Parses parquet file names in the matrix directory and generates a tibble mapping input files to output paths. Handles multiple analysis modes including standard, cross-test, Leave-One-Out (LOO), and Multi-Drug Resistance (MDR).

createMLinputList(
  path,
  stratify_by = NULL,
  LOO = FALSE,
  MDR = FALSE,
  cross_test = FALSE
)

Arguments

path

Character scalar. Base directory path containing matrix subdirectories.

stratify_by

Character scalar or NULL. Stratification method: "country", "year", or NULL.

LOO

Logical. Whether to perform Leave-One-Out analysis. Requires stratify_by.

MDR

Logical. Whether to perform Multi-Drug Resistance analysis.

cross_test

Logical.
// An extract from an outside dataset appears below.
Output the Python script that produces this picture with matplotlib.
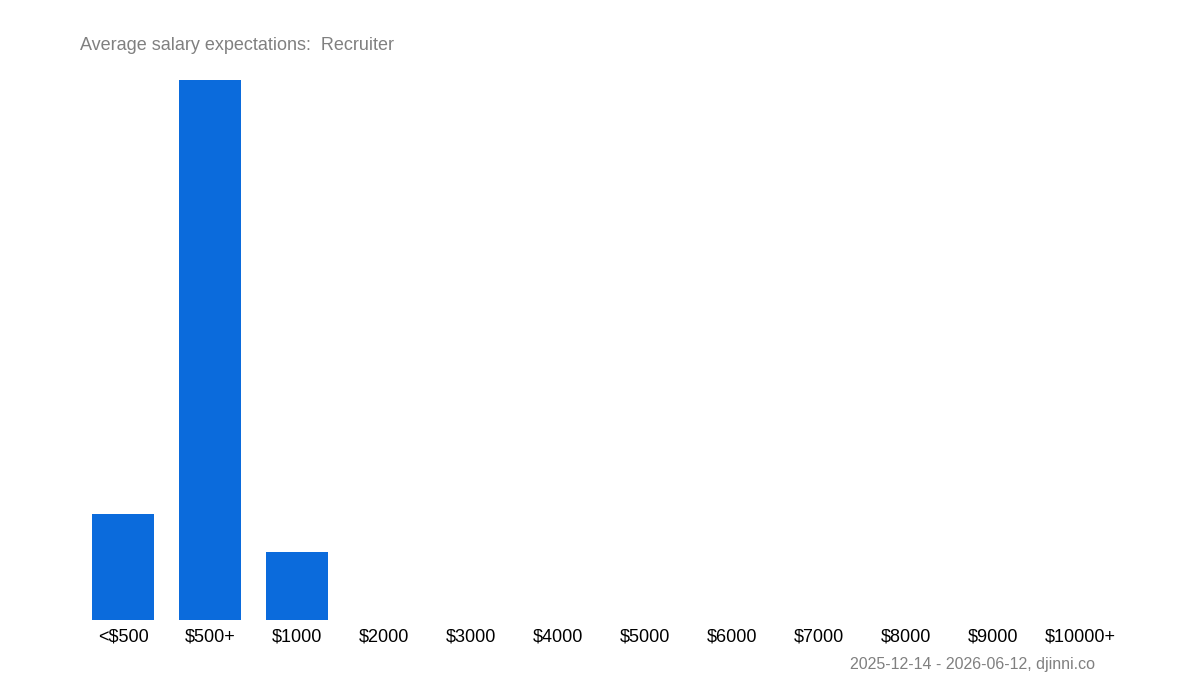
import matplotlib
matplotlib.use("Agg")
import matplotlib.pyplot as plt

categories = ["<$500", "$500+", "$1000", "$2000", "$3000", "$4000", "$5000",
              "$6000", "$7000", "$8000", "$9000", "$10000+"]
counts = [14, 71, 9, 0, 0, 0, 0, 0, 0, 0, 0, 0]

title = "Average salary expectations:  Recruiter"
footer = "2025-12-14 - 2026-06-12, djinni.co"

plt.rcParams["font.family"] = ["Liberation Sans", "DejaVu Sans"]

fig = plt.figure(figsize=(12, 7), dpi=100)
ax = fig.add_axes([0.0663, 0.1143, 0.87, 0.7714])

x = list(range(len(categories)))
ax.bar(x, counts, width=0.71, color="#0b6bdc")
ax.set_xlim(-0.5, len(categories) - 0.5)
ax.set_ylim(0, max(counts))
ax.set_xticks(x)
ax.set_xticklabels(categories, fontsize=13, color="black")
ax.tick_params(axis="x", length=0, pad=6)
ax.set_yticks([])
for s in ax.spines.values():
    s.set_visible(False)

fig.text(80 / 1200, 1 - 46 / 700, title, fontsize=13, color="#808080",
         ha="left", va="center")
fig.text(1095 / 1200, 1 - 665 / 700, footer, fontsize=11.5, color="#808080",
         ha="right", va="center")

fig.savefig("out.png", dpi=100)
Whether to perform cross-testing between groups.

Value

A tibble with columns:

ref_file

Path to reference/training parquet file

test_file

Path to test parquet file (NA for non-cross-test)

output_prefix

Prefix for output files

matrix_path

Directory containing matrix files

out_perf

Directory for performance output

out_top

Directory for top features output

out_models

Directory for model objects

out_pred

Directory for predictions

Examples

if (FALSE) { # \dontrun{
# Standard ML input list
inputs <- createMLinputList("/path/to/results")

# Cross-test with year stratification
inputs_ct <- createMLinputList("/path/to/results",
                               stratify_by = "year",
                               cross_test = TRUE)

# MDR analysis
inputs_mdr <- createMLinputList("/path/to/results", MDR = TRUE)
} # }